Every group must contain a trivial subgroup, which consists only of the identity element. This is the only subgroup of order 1.

$$H_0 = \{1\}$$

**step5 Identify Subgroups of Order 2**

A subgroup of order 2 must be a cyclic group generated by an element of order 2. From Step 2, we know that $$-1$$ is the only element of order 2.

The subgroup generated by $$-1$$ is formed by taking all powers of $$-1$$ until the identity element is reached.

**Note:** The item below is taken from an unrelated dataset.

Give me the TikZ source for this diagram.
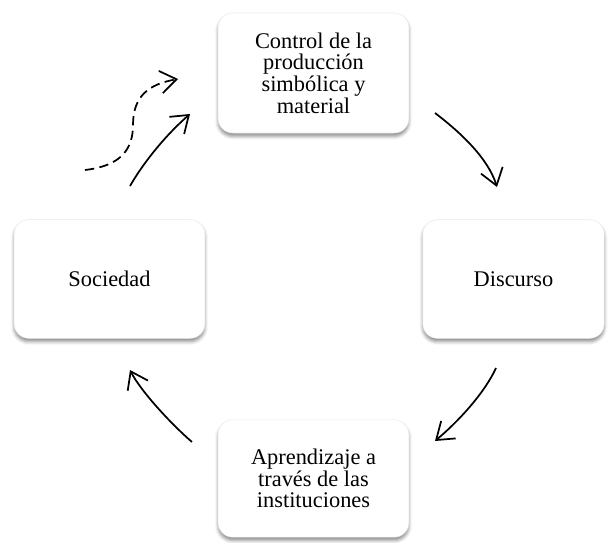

$$\langle -1 \rangle = \{(-1)^1, (-1)^2\} = \{-1, 1\}$$

So, there is only one subgroup of order 2:

$$H_1 = \{1, -1\}$$

**step6 Identify Subgroups of Order 4**

A subgroup of order 4 can be either a cyclic group ($$\mathbb{Z}_4$$) or a non-cyclic group isomorphic to the Klein four-group ($$\mathbb{Z}_2 \times \mathbb{Z}_2$$). The Klein four-group requires three elements of order 2 (besides the identity). Since $$Q_8$$ has only one element of order 2 (which is $$-1$$), there are no subgroups isomorphic to the Klein four-group. Therefore, all subgroups of order 4 must be cyclic.

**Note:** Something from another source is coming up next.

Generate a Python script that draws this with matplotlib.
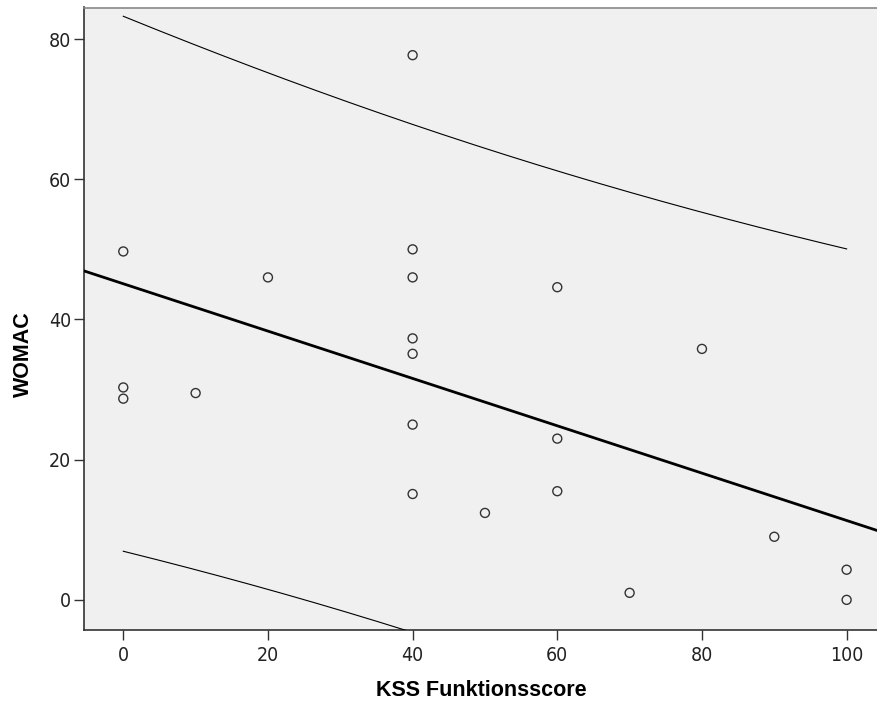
import numpy as np
import matplotlib
matplotlib.use("Agg")
import matplotlib.pyplot as plt
from matplotlib import font_manager as fm

# Data
kss = [0, 0, 0, 10, 20, 40, 40, 40, 40, 40, 40, 40, 50, 60, 60, 60, 70, 80, 90, 100, 100]
womac = [49.7, 30.3, 28.7, 29.5, 46.0, 77.7, 50.0, 46.0, 37.3, 35.1, 25.0, 15.1,
         12.4, 44.6, 23.0, 15.5, 1.0, 35.8, 9.0, 4.3, 0.0]
x_ticks = [0, 20, 40, 60, 80, 100]
y_ticks = [0, 20, 40, 60, 80]
x_label = "KSS Funktionsscore"
y_label = "WOMAC"
t_crit = 2.093  # t(0.975, df=19)

x = np.array(kss, dtype=float)
y = np.array(womac, dtype=float)
n = len(x)
slope, intercept = np.polyfit(x, y, 1)
resid = y - (intercept + slope * x)
s = np.sqrt(np.sum(resid ** 2) / (n - 2))
xbar = x.mean()
sxx = np.sum((x - xbar) ** 2)

# choose a narrow font for the tick labels if one is installed
fonts = {(f.name, f.stretch) for f in fm.fontManager.ttflist}
names = {f[0] for f in fonts}
tick_kw = dict(family=["Liberation Sans", "DejaVu Sans"], fontsize=14)
if "Liberation Sans Narrow" in names:
    tick_kw = dict(family=["Liberation Sans Narrow", "Liberation Sans"], fontsize=15.5)
elif "DejaVu Sans Condensed" in names:
    tick_kw = dict(family=["DejaVu Sans Condensed", "DejaVu Sans"], fontsize=14)
elif any(nm == "DejaVu Sans" and st == "condensed" for nm, st in fonts):
    tick_kw = dict(family=["DejaVu Sans"], fontstretch="condensed", fontsize=14)

W, H = 877, 709
fig = plt.figure(figsize=(W / 100, H / 100), dpi=100)
left_px, right_px, top_px, bot_px = 83.5, 877, 7.5, 630
ax = fig.add_axes([left_px / W, 1 - bot_px / H, (right_px - left_px) / W, (bot_px - top_px) / H])
ax.set_facecolor("#F0F0F0")
xlim = (-5.5, 104.2)
ylim = (-4.3, 84.5)
ax.set_xlim(*xlim)
ax.set_ylim(*ylim)

# regression line across the full range
xl = np.linspace(xlim[0], xlim[1], 200)
ax.plot(xl, intercept + slope * xl, color="black", lw=2.0, zorder=3)

# prediction interval over the data range
xp = np.linspace(x.min(), x.max(), 300)
half = t_crit * s * np.sqrt(1 + 1 / n + (xp - xbar) ** 2 / sxx)
yp = intercept + slope * xp
ax.plot(xp, yp + half, color="black", lw=0.8, zorder=3)
ax.plot(xp, yp - half, color="black", lw=0.8, zorder=3)

ax.scatter(x, y, s=42, facecolors="none", edgecolors="#333333", linewidths=1.0, zorder=4)

ax.set_xticks(x_ticks)
ax.set_yticks(y_ticks)
ax.set_xticklabels([str(v) for v in x_ticks], color="#222222", **tick_kw)
ax.set_yticklabels([str(v) for v in y_ticks], color="#222222", **tick_kw)
ax.tick_params(axis="x", length=7.5, width=1.0, pad=4.0, color="#333333", direction="out")
ax.tick_params(axis="y", length=7.5, width=1.0, pad=1.5, color="#333333", direction="out")

for side in ["left", "bottom"]:
    ax.spines[side].set_color("#333333")
    ax.spines[side].set_linewidth(1.2)
ax.spines["top"].set_color("#888888")
ax.spines["top"].set_linewidth(1.2)
ax.spines["right"].set_visible(False)

lab_font = ["Liberation Sans", "DejaVu Sans"]
ax.text((481 - left_px) / (right_px - left_px), (bot_px - 691) / (bot_px - top_px), x_label,
        transform=ax.transAxes, ha="center", va="center", fontsize=15.5,
        fontweight="bold", family=lab_font, color="black")
ax.text((23 - left_px) / (right_px - left_px), (bot_px - 354) / (bot_px - top_px), y_label,
        transform=ax.transAxes, ha="center", va="center", rotation=90, fontsize=15.5,
        fontweight="bold", family=lab_font, color="black")

fig.savefig("out.png", dpi=100)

Cyclic subgroups of order 4 are generated by elements of order 4. From Step 2, the elements of order 4 are $$i, -i, j, -j, k, -k$$. Let's list the subgroups generated by these elements:

The subgroup generated by $$i$$:

$$\langle i \rangle = \{i^1, i^2, i^3, i^4\} = \{i, -1, -i, 1\} = \{1, -1, i, -i\}$$

The subgroup generated by $$j$$:

$$\langle j \rangle = \{j^1, j^2, j^3, j^4\} = \{j, -1, -j, 1\} = \{1, -1, j, -j\}$$

The subgroup generated by $$k$$:

$$\langle k \rangle = \{k^1, k^2, k^3, k^4\} = \{k, -1, -k, 1\} = \{1, -1, k, -k\}$$

Note that $$\langle -i \rangle = \langle i \rangle$$, $$\langle -j \rangle = \langle j \rangle$$, and $$\langle -k \rangle = \langle k \rangle$$. Thus, there are three distinct subgroups of order 4:

$$H_2 = \{1, -1, i, -i\}$$

$$H_3 = \{1, -1, j, -j\}$$

$$H_4 = \{1, -1, k, -k\}$$

**step7 Identify Subgroups of Order 8**

According to Lagrange's Theorem, the largest possible subgroup order is the order of the group itself. Therefore, the only subgroup of order 8 is the group $$Q_8$$ itself.

$$H_5 = Q_8 = \{1, -1, i, -i, j, -j, k, -k\}$$

**step8 Summarize All Subgroups of $$Q_8$$**

We have identified all possible subgroups of $$Q_8$$ based on their orders and the properties of the elements within $$Q_8$$.